China’s economy is meeting its 7% economic growth target thanks to rising debt, credit rating agency Moody’s said Wednesday as it joined the chorus of skeptics about the world’s second-largest economy.
“Policy support in the pursuit of growth targets is likely to persist in 2016, postponing deleveraging and the eradication of excess capacity,” Moody’s said. “Such a delay would be credit negative.”
Conversation about China’s economy has shifted towards debt recently, in part because the country’s massive 2008-09 fiscal stimulus is over, and yet overall credit keeps rising quarter after quarter.

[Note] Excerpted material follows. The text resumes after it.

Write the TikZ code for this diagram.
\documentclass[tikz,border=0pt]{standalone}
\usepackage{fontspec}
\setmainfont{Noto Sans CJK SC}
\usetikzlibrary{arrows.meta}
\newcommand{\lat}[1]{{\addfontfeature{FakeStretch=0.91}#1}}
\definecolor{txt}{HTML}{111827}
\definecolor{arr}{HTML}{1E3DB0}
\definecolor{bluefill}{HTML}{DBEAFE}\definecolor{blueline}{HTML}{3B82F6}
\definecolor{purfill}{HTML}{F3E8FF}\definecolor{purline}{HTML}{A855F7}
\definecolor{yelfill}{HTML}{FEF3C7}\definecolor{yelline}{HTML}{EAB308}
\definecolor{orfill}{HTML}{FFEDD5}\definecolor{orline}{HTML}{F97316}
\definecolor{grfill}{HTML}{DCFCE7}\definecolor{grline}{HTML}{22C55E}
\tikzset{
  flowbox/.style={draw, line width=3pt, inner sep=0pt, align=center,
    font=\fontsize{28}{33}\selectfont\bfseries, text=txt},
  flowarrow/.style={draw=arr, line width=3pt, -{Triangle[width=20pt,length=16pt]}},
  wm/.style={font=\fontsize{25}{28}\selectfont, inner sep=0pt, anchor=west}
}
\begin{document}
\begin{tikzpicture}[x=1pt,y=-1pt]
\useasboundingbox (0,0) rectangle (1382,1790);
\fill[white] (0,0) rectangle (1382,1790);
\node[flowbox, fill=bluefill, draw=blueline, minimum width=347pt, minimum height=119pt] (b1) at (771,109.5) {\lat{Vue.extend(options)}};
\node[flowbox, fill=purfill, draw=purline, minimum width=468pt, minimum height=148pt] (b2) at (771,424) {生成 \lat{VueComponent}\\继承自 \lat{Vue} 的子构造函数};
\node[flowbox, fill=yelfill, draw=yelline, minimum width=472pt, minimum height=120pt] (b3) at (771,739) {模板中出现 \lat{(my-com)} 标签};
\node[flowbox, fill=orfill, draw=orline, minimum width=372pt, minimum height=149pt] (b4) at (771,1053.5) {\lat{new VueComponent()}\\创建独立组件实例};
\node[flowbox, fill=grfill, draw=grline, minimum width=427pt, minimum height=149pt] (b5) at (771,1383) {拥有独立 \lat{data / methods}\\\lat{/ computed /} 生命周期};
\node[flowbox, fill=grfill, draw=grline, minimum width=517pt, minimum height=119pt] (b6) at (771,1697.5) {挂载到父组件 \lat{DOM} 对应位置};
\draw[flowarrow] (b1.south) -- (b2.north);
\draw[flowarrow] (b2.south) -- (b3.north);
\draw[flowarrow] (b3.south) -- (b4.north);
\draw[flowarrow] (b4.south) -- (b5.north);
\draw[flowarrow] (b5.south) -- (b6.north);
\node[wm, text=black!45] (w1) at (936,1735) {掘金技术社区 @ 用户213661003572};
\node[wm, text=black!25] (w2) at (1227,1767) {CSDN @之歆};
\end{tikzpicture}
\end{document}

A chart of overall credit since 2002 looks like a bumpy road, followed by a roller coaster rising without end starting in 2009.
Rising overall credit in China.Moody’s Investors Service
China’s economic outlook is dizzying and complicated. But the clearest long-term point is this: there is too much wasteful debt in the system and now it is being used to prop up state-owned businesses and real estate projects that should otherwise falter. “Like, Japan, South Korea and Taiwan before it, China was always going to end up with a debt problem, which is hard-wired into its capital-intensive model of industrialization,” Gavekal Dragonomics analyst Joyce Poon wrote last year.

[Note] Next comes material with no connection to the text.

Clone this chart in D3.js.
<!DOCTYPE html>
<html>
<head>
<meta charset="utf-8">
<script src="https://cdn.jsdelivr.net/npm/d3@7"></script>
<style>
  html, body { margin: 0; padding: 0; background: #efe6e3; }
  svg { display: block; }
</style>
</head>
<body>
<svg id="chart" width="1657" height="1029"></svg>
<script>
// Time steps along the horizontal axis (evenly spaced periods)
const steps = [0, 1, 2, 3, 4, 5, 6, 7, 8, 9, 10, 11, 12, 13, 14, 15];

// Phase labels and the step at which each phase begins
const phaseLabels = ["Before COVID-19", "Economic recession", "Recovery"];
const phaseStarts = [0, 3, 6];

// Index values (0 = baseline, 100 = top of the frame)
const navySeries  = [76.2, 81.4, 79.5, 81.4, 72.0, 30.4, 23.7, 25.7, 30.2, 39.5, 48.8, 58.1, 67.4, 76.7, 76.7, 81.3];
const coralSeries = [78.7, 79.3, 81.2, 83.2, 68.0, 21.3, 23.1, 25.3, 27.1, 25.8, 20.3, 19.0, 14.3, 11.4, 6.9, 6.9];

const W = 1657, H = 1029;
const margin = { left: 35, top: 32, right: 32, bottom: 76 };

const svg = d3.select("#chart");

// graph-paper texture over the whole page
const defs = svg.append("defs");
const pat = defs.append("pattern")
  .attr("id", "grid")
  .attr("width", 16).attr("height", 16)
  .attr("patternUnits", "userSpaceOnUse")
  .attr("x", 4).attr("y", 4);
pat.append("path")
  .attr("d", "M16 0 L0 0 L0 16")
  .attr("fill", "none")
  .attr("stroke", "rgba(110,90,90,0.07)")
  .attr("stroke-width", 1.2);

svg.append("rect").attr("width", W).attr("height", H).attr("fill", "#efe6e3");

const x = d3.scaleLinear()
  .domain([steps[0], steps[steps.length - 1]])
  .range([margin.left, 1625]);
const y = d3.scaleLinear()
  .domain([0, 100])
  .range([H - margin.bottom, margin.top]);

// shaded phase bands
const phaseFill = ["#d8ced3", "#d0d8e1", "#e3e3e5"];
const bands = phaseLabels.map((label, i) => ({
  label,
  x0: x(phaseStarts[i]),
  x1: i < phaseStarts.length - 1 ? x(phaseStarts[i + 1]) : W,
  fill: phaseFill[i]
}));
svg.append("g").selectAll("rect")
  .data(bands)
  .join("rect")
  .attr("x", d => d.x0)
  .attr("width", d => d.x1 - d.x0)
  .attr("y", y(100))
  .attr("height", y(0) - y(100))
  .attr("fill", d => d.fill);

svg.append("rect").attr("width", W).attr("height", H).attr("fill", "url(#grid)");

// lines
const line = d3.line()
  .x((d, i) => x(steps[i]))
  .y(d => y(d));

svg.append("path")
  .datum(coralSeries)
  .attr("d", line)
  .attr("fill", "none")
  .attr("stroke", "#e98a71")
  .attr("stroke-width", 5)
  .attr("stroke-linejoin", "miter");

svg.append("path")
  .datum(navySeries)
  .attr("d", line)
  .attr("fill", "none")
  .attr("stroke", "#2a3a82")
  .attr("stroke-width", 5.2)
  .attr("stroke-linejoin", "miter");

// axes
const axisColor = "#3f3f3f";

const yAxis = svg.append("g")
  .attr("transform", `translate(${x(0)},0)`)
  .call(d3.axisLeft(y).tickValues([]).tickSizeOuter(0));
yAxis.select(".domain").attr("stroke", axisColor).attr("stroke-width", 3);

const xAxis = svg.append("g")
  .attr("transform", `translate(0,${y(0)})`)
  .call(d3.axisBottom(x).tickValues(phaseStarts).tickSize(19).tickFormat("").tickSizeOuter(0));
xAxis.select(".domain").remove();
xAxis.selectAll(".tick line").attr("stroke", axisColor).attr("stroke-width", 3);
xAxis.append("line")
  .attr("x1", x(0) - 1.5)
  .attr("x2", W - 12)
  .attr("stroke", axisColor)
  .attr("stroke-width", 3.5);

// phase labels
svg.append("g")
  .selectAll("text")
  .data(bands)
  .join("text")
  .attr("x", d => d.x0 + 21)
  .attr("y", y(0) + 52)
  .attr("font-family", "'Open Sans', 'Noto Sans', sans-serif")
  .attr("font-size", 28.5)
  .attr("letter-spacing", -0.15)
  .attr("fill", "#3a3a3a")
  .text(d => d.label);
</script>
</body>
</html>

Even skeptics point out China can avoid a crash by rebalancing its economy toward consumption, bringing down the growth rate, and halting credit growth. But for now, the government is stubbornly keeping the economic growth rate high, and using debt to meet it.
“Overall credit growth (described officially as Total Social Financing) continues to grow faster than nominal GDP, and has even accelerated, leading to rising leverage,” Moody’s says. TSF is a metric invented by Beijing that captures lending to non-state entities like private companies and people, but excludes central and local government borrowing.
Its rise captures the point that overall credit is growing much faster than GDP, which means China isn’t yet fixing its debt problem. Economists studying China including Peking University professor Michael Pettis say there is no magic number at which debt is too large a percentage of GDP. But many believe China, on its current trajectory, will hit it. And the longer it lets the problem of excess debt fester, the more dramatic the fallout may be.